Secularism protects us from extremist groups like the Taliban and from witch hunts like the Spanish Inquisition and the Salem Witch Trials. And while we may scoff at these things from the comfortable point of view of the 21st century, the means by which we have reached such a comfortable point of view is secularism. People of all faiths (or lack thereof) should strive to ensure we defend this principle.

This is the reason that the ACLU is so uptight about harmless gestures such as nativity scenes or the Ten Commandments on government property. These gestures, however small, are symbols representing the violation of the First Amendment. And everybody, not just the ACLU, should be uptight about a violation of the First Amendment.

The Bible

This is, after all, Bible Study with Bill, so what does the Bible have to say about all this? Matthew 6:5-6 reads:

5 And when thou prayest, thou shalt not be as the hypocrites are: for they love to pray standing in the synagogues and in the corners of the streets, that they may be seen of men. Verily I say unto you, They have their reward. 6 But thou, when thou prayest, enter into thy closet, and when thou hast shut thy door, pray to thy Father which is in secret; and thy Father which seeth in secret shall reward thee openly.

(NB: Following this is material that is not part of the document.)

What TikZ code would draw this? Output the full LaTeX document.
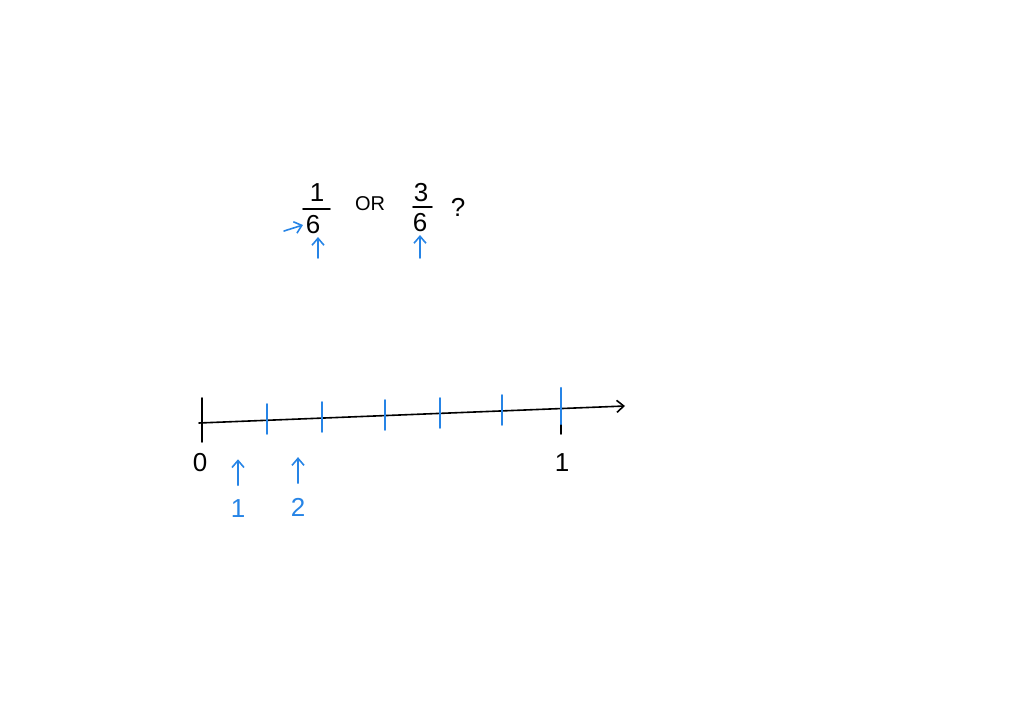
\documentclass[tikz,border=0pt]{standalone}
\usepackage{fontspec}
\setmainfont{Liberation Sans}
\usetikzlibrary{arrows.meta}
\definecolor{penblue}{RGB}{38,132,230}

\begin{document}
\begin{tikzpicture}[x=0.5pt,y=-0.5pt,line cap=round,thick,>={Straight Barb[length=3.5pt,width=6pt]}]
    \tikzstyle{txt}=[inner sep=1pt,font=\fontsize{13}{13}\selectfont]
    \tikzstyle{bluetxt}=[txt,text=penblue]
    \tikzstyle{bluearrow}=[->,draw=penblue]
    \useasboundingbox (0,0) rectangle (1024,712);

    % the question
    \node[txt] (F-1) at (317,193) {1};
    \node[txt] (F-6) at (313,225) {6};
    \node[txt] (OR) at (370,204) {{\fontsize{10}{10}\selectfont OR}};
    \node[txt] (G-3) at (421,193) {3};
    \node[txt] (G-6) at (420,223) {6};
    \node[txt] (Q) at (458,207) {?};
    \draw (303,209) -- (330,209);
    \draw (413,207) -- (432,207);

    \coordinate (A-left) at (284,231);
    \coordinate (A-under1) at (318,258);
    \coordinate (A-under3) at (420,258);
    \draw[bluearrow] (A-left) -- (F-6.west);
    \draw[bluearrow] (A-under1) -- (A-under1 |- F-6.south);
    \draw[bluearrow] (A-under3) -- (G-6.south);

    % number line
    \coordinate (L-start) at (199,423);
    \coordinate (L-end) at (625,406);
    \draw[->] (L-start) -- (L-end);
    \draw (202,398) -- (202,442);
    \foreach \x/\y in {267/419, 322/417, 385/415, 440/413, 502/410}
        \draw[penblue] (\x,\y-15) -- (\x,\y+15);
    \draw (561,408) -- (561,434);
    \draw[penblue,very thick] (561,388) -- (561,424);

    \node[txt] (N-0) at (200,463) {0};
    \node[txt] (N-1) at (562,463) {1};

    \foreach \num/\x/\y in {1/238/509, 2/298/507}
    {
        \node[bluetxt] (B-\num) at (\x,\y) {\num};
        \draw[bluearrow] ([yshift=6pt]B-\num.north) -- ++(0,-26);
    }
\end{tikzpicture}
\end{document}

The Hammer of Literalism can be applied here to beat the spirituality out of this passage. If we bludgeon this passage with literalism, we get an odd message out of it that says, “When you pray, you should pray in your closet with the door closed.” While this is a pretty clear argument against prayer in public schools, it’s doubtful that the author of Matthew really envisioned all these closet case prayers.

The spirituality of this passage is actually a powerful message. Your Christian beliefs should be your source of humility, not your source of pride. This message is a reminder of Psalms 37:11, that the meek shall inherit the earth. An aggressive battle to violate the principle of secularism and boldly display a symbol of your religious convictions on government property is not what the psalmist nor the author of Matthew would have wanted. Be humble in your faith, proud of your nation’s principles, and find the path of Christian spirituality.